Les meilleures claques sont celles qu'on ne voit pas venir. Matrix, on connaissait à peine son existence qu'il nous intriguait déjà. Une bande-annonce en forme d'interrogation et un mystère jamais levé (c'est quoi, la matrice ?). Mais le secret le mieux gardé est encore son duo de réalisatrices, un seul film dans leur besace (Bound, polar bien troussé) et fort peu d'interviews pour éclairer nos lanternes. On avait pas besoin de plus pour payer le billet d'entrée le 23 juin 1999. 135 minutes plus tard, on y voyait plus clair. Et on avait la joue qui piquait.
C'est quoi Matrix ? La maturation d'une litanie de références qui ont été sainement digérées. Si on tente de le résumer à quelqu'un qui ne l'a jamais vu, il lèvera les sourcils. Du cyber-punk (William Gibson), du Lewis Carroll, du Platon, du Descartes, du Cameron, du John Woo, du manga, du jeu vidéo, du Kung-Fu ? Sacré cocktail. Oui, et il se boit comme du petit lait. Vous avez compris l'idée, les Wachowski tente le geste de cinéma total.

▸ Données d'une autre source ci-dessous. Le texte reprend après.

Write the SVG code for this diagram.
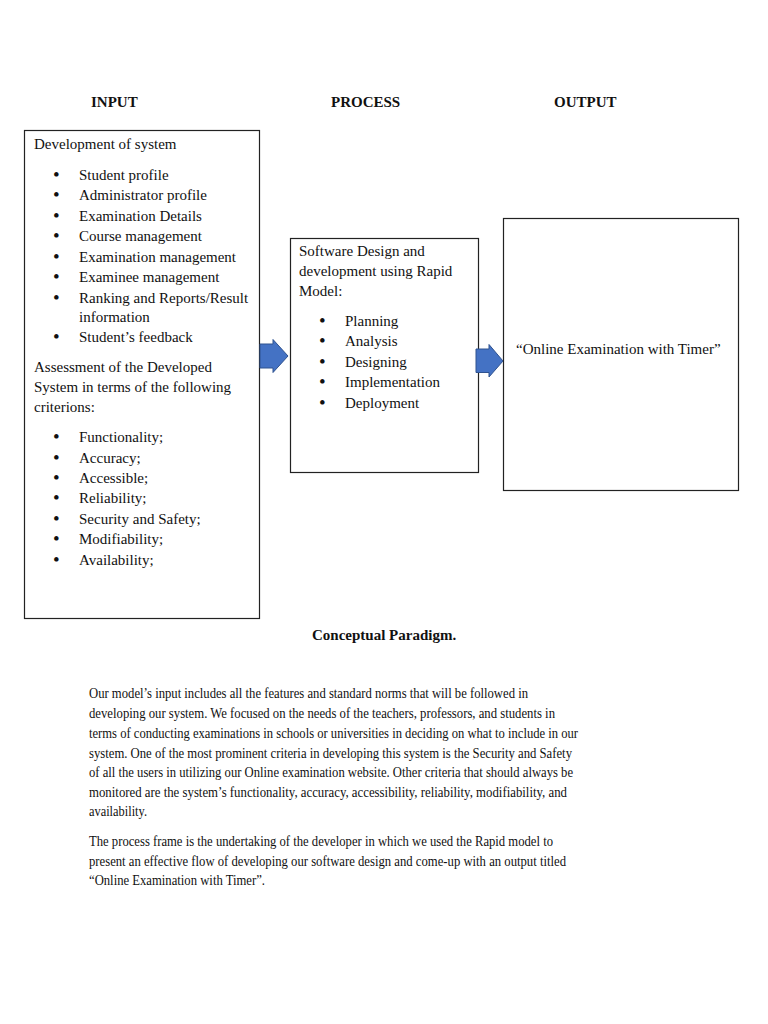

Il y a beaucoup de choses à expliquer, le film ne perd jamais une minute pour empiler, développer, complexifier et dénouer. Derrière le monde réglé comme une horloge dans lequel on se projette, c'est avant tout du notre que parle ce récit initiatique. Une allégorie qui fait froid dans le dos, renvoyant l'humain à une fonction et l'illusion à une drogue dont il sera difficile de se débarrasser. Quand le personnage principal traverse le miroir, c'est autant sa prise de conscience que son nouveau statut dont il est question. Il doit changer sa perception pour changer le monde (Néo = Nouveau). Cette renaissance sensorielle et émotionnelle, nous la vivons en direct avec lui. En tant que spectateur, le vertige est grand.
Dissipons un malentendu. Matrix n'a rien inventé, ni sur le plan thématique ni sur la technique (le "bullet-time" avait déjà été pratiqué dans Blade ou Perdus dans l'Espace). Si le film culte a pu créer cette légende autour du procédé, c'est parce que le fond et la forme ont rarement été aussi bien imbriqués. Voilà la clef : tout un univers - des règles du jeu à ses jokers, en passant par ses accroches - condensé en deux heures et quelques. D'un seul coup, un monde prend vie avec sa propre photographie, son thème phare et sa bande originale (de dingue). Impossible de faire l'impasse sur plusieurs séquences d'action tétanisantes d'énergie et de fun : la poursuite d'ouverture, qui immortalise Trinity, puis la fusillade dans le hall ou le combat à la station de métro ; trois gros morceaux de bravoure qui marquent le genre pour longtemps. Une prouesse quand on sait qu'il s'agit d'un deuxième film pour les cinéastes.
Accessoirement, les Wachowski on ressuscité Keanu Reeves, envoyé Laurence Fishburne en orbite et imposé Carrie Ann-Moss parmi les plus belles icônes du cinéma d'action/SF. Allez en jouant un peu les rabat-joie, on pourra trouver certaines bascules un peu abruptes, quelques références très évidentes et deux-trois facilités. N'empêche qu'au sortir de la salle, on avait un nouveau bac à sable dans lequel on pourrait s'amuser/fantasmer/philosopher à loisir.